Di seguito tutti gli interventi pubblicati sul sito, in ordine cronologico.
Che qualcosa si potrà sistemare, qualcosa no. Che quel che è fatto è fatto ma si può fare ancora qualcosa. Che gli errori sono errori anche quelli che non sembravano tali. Ma sono stati fatti bene e senza pentimenti. Il resto non lo credo ma lo crederò.
Nessuno come me sa come si fa a saper far stare bene bene o male male una persona. Nessuno come me e con la mia stessa naturalezza e incoscienza. Mi chiedo cosa rimarrà di tutto questo bene e male che ho creato. Di tutta la felicità che ho promesso e mantenuto e del dolore che ho comminato con la stessa impertinenza leggera. Di tutte le persone che mi hanno chiesto di stare bene ancora o di non stare male più. Cosa ne sarà di tutte le proteste, delle lacrime che ho visto, dei musi lunghi che ho guardato senza imbarazzo. Delle porte sbattute, dei telefoni appese. Degli sms che ho mandato e ricevuti severi e vendicativi. Di qualcosa che volevo fare e non ho fatto. Non ho potuto fare. Di questo solo ho un breve pentimento.
Approfittando di due piccoli buchi in un viaggio di semilavoro e semifamiglia ho visto le belle mostre di Matisse a Brescia, Mimmo Paladino e Alberto Savinio (mi ha colpito un po' meno) a Milano. Alle volte mi trovo ad ammirare quegli scrittori e pittori (penso ora anche a Morandi) che scrivono sempre lo stesso libro o dipingono lo stesso quadro. Come fosse un'ossessione. Come fosse un accanimento esegetico. Così è Matisse con i suoi nudi femminili anche se il Matisse che amo di più è quello più arabescato tra oriente e occidente. Ma la frase che mi ha colpito e che qui vi riporto è di Savinio e la faccio mia: "Non si è artisti se non si è dilettanti. Se non si supera la parte faticosa dell'arte, se non si arriva al diletto".
“Nelle sue fantasie su altri uomini, via via che invecchiava, uomini diversi dal marito, non sognava più l’intimità sessuale, come faceva prima, forse per vendetta, quando era arrabbiata, forse per solitudine, quando era arrabbiato lui, ma sognava solo l’affetto e un profondo senso di comprensione, tenersi per mano e guardarsi negli occhi, spesso in un luogo pubblico come un caffè”. Questo è l’incipit del racconto Tradimento di Lydia Davis tratto da “Creature nel giardino” (brutto titolo) che ho acquistato andando sul sicuro (avevo letto Pezzo a pezzo) insieme a Mavis Gallant (Piccoli naufragi) andando sul sicuro anche qui (ho letto tutto quello che è stato pubblicato sinora).

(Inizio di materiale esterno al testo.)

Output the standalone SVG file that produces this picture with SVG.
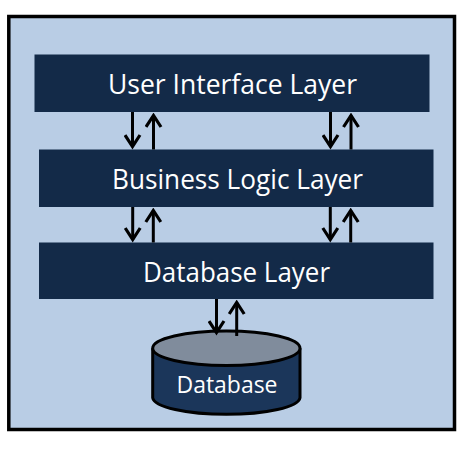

E siccome ho letto anche Doppio Sogno di Arthur Schnitzler (che si può in definitiva sussumere come una specie di exemplum sulla diversità del tradimento maschile e femminile) vi volevo parlare, in definitiva, di tradimenti. O del numero tre. Uno, lei, l’altro (e varianti). Che è anche il tema di uno dei racconti della raccolta della Gallant, intitolato “Sciarpe, sandali e collane” (un passaggio di matrimoni in verità abbastanza allegro). Vi volevo insomma parlare di quando cerchiamo altro da quello che abbiamo. Di quando troviamo (o speriamo di trovare) in qualcun altro quello che non troviamo in chi amiamo. Del fatto di amare qualcuno che non ci riami (e in questo magnificare la nostra libertà di dolerci). Di quando vorremmo essere amati da qualcun altro. Ma in realtà vi voglio solo parlare della felicità che cerchiamo. E di quella che non troviamo. Da cui definirei il tradimento: ricerca di un benessere impossibile. Ma anche questa definizione non mi soddisfa come non soddisfa un tradimento che poi in verità ristabilisce un equilibrio. Insomma. Forse non so bene di che parlare e così mi taccio. E consiglio questi due libri e il classico Doppio sogno.
Ha pensato a quelle inulili gelosie. Quelle di chi aveva pensato che avrebbe potuto insidiare una loro possibile preda, una specie di oggetto di desideri. Una cosa comunque sgradevole. Ha ripensato a quello strano imbarazzo di loro stesse (prede) che assistevano a tutte quelle schermaglie ma senza orgoglio. Eppure senza dissenso. Ha pensato a quelle faticose e necessarie manovre di tranquillizzazione. Tutto il tempo inutile speso per dissuadere il loro terrore. Gli torna in mente con dispetto e disappunto la parola "competizione".